Please note that we are not Notary Public.
Please bring in your complete document to be commissioned but do not sign it until the Commissioner is available to witness your signature.
In order to have your document commissioned, all parties required to sign the document must be present and must provide valid photo identification.
We recommend that wills, living wills, power of attorney, divorce, separation, or custody agreements be taken to a lawyer or notary’s office as our commissioner will not sign these documents.

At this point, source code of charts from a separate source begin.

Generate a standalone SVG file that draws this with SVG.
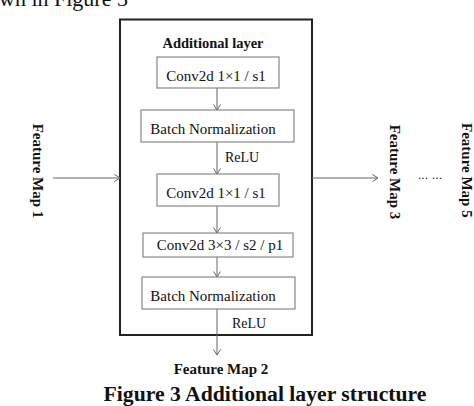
<svg xmlns="http://www.w3.org/2000/svg" width="474" height="406" viewBox="0 0 474 406">
<defs>
<marker id="arr" markerUnits="userSpaceOnUse" markerWidth="10" markerHeight="10" refX="6" refY="4" orient="auto">
<path d="M0.5,0.5 L6,4 L0.5,7.5" fill="none" stroke="#666" stroke-width="1"/>
</marker>
<style>
text{font-family:"Liberation Serif","Times New Roman",serif;fill:#111}
.b{font-weight:bold}
.box{fill:#fff;stroke:#888;stroke-width:1.2}
.lbl{font-size:15px;text-anchor:middle}
.fm{font-size:15px;font-weight:bold;text-anchor:middle}
.con{stroke:#666;stroke-width:1;fill:none;marker-end:url(#arr)}
</style>
</defs>
<rect width="474" height="406" fill="#fff"/>
<text x="-1" y="6" style="font-size:22px">wn in Figure 3</text>
<g id="outer"><rect x="120" y="19.5" width="192" height="315.5" fill="none" stroke="#222" stroke-width="2"/>
<text x="213" y="48" class="b" style="font-size:14.5px;text-anchor:middle">Additional layer</text></g>
<g id="connectors">
<line class="con" x1="217" y1="88" x2="217" y2="110"/>
<line class="con" x1="217" y1="142" x2="217" y2="174"/>
<line class="con" x1="217" y1="206" x2="217" y2="233"/>
<line class="con" x1="217" y1="257" x2="217" y2="277"/>
<line class="con" x1="217" y1="309" x2="217" y2="355"/>
<line class="con" x1="53" y1="178" x2="120" y2="178"/>
<line class="con" x1="312" y1="178" x2="378" y2="178"/>
<text x="225" y="162" style="font-size:14px">ReLU</text>
<text x="232" y="328" style="font-size:14px">ReLU</text>
</g>
<g id="conv1"><rect class="box" x="157" y="57" width="122" height="31"/><text class="lbl" x="216" y="81">Conv2d 1×1 / s1</text></g>
<g id="bn1"><rect class="box" x="141" y="110" width="153" height="32"/><text class="lbl" x="213" y="134">Batch Normalization</text></g>
<g id="conv2"><rect class="box" x="157" y="174" width="122" height="32"/><text class="lbl" x="216" y="198">Conv2d 1×1 / s1</text></g>
<g id="conv3"><rect class="box" x="143" y="233" width="150" height="24"/><text class="lbl" x="220" y="250">Conv2d 3×3 / s2 / p1</text></g>
<g id="bn2"><rect class="box" x="142" y="277" width="153" height="32"/><text class="lbl" x="213" y="301">Batch Normalization</text></g>
<g id="fm1"><text class="fm" transform="translate(33,171) rotate(90)">Feature Map 1</text></g>
<g id="fm2"><text class="fm" x="221" y="374">Feature Map 2</text></g>
<g id="fm3"><text class="fm" transform="translate(390,172) rotate(90)">Feature Map 3</text></g>
<g id="dots"><text x="418" y="179" style="font-size:12px;letter-spacing:0.5px">... ...</text></g>
<g id="fm5"><text class="fm" transform="translate(462,123) rotate(90)" style="text-anchor:start">Feature Map 5</text></g>
<text x="265" y="401" class="b" style="font-size:21.7px;text-anchor:middle">Figure 3 Additional layer structure</text>
</svg>
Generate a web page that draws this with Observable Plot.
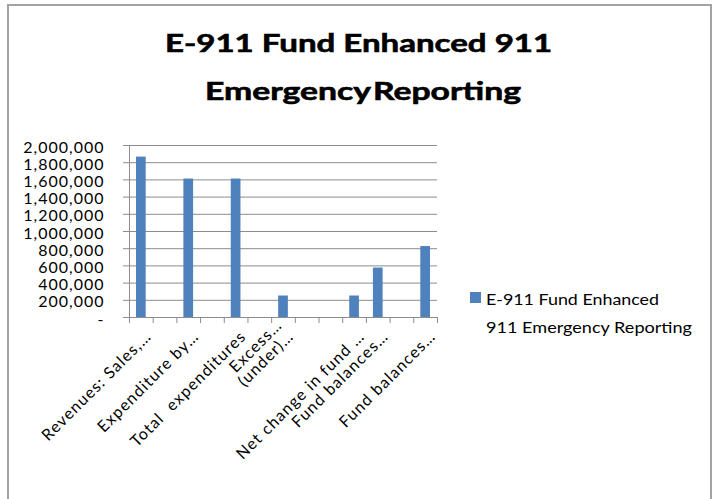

The following is list of forms that a Commissioner of Oaths can sign:
- Delayed birth registration forms;
- Application to amend birth registration;
- Declaration affirming parentage;
- Election to change of name of child under the age of 12;
- Statutory declaration by an applicant to correct an error in registration;
- Legal name change application;
- Blank statutory declaration;
- Insurance claims;
- Common law status affidavits;
- Special invitations to family members overseas;
- Passport applications (in lieu of guarantor);
- Pension purpose attestations of recipient being alive and confirming their residency;
- Residency document;
- Lost passport;
- Single status certificate;
- Consent letter for traveling with a child commonly referred to as a travel document;
- Federal government permanent residency card applications
- Municipal Information Form (MIF) for liquor license;
- Affidavit waiving vaccinations based on religious grounds.
The following is a listing of documents a Commissioner of Oaths cannot sign:
- Any affidavit related to divorces, separations or real estate matters;
- Documents that need to be certified or if true copies need to be authored;
- Forms which call upon a Commissioner of Oath, yet also request certified true copies of other documents as attachments. Because the Commissioner cannot certify attachments, they cannot sign the affixed application (as listed above, the only exception is that of a federal government permanent residency application);
- Affidavits of true affidavits required for an applicant of a marriage license. These must be signed by a notary public. These documents are to be taken to a lawyer for appropriate advice and assistance.
Please note we reserve the right to refuse commissioning services of any document.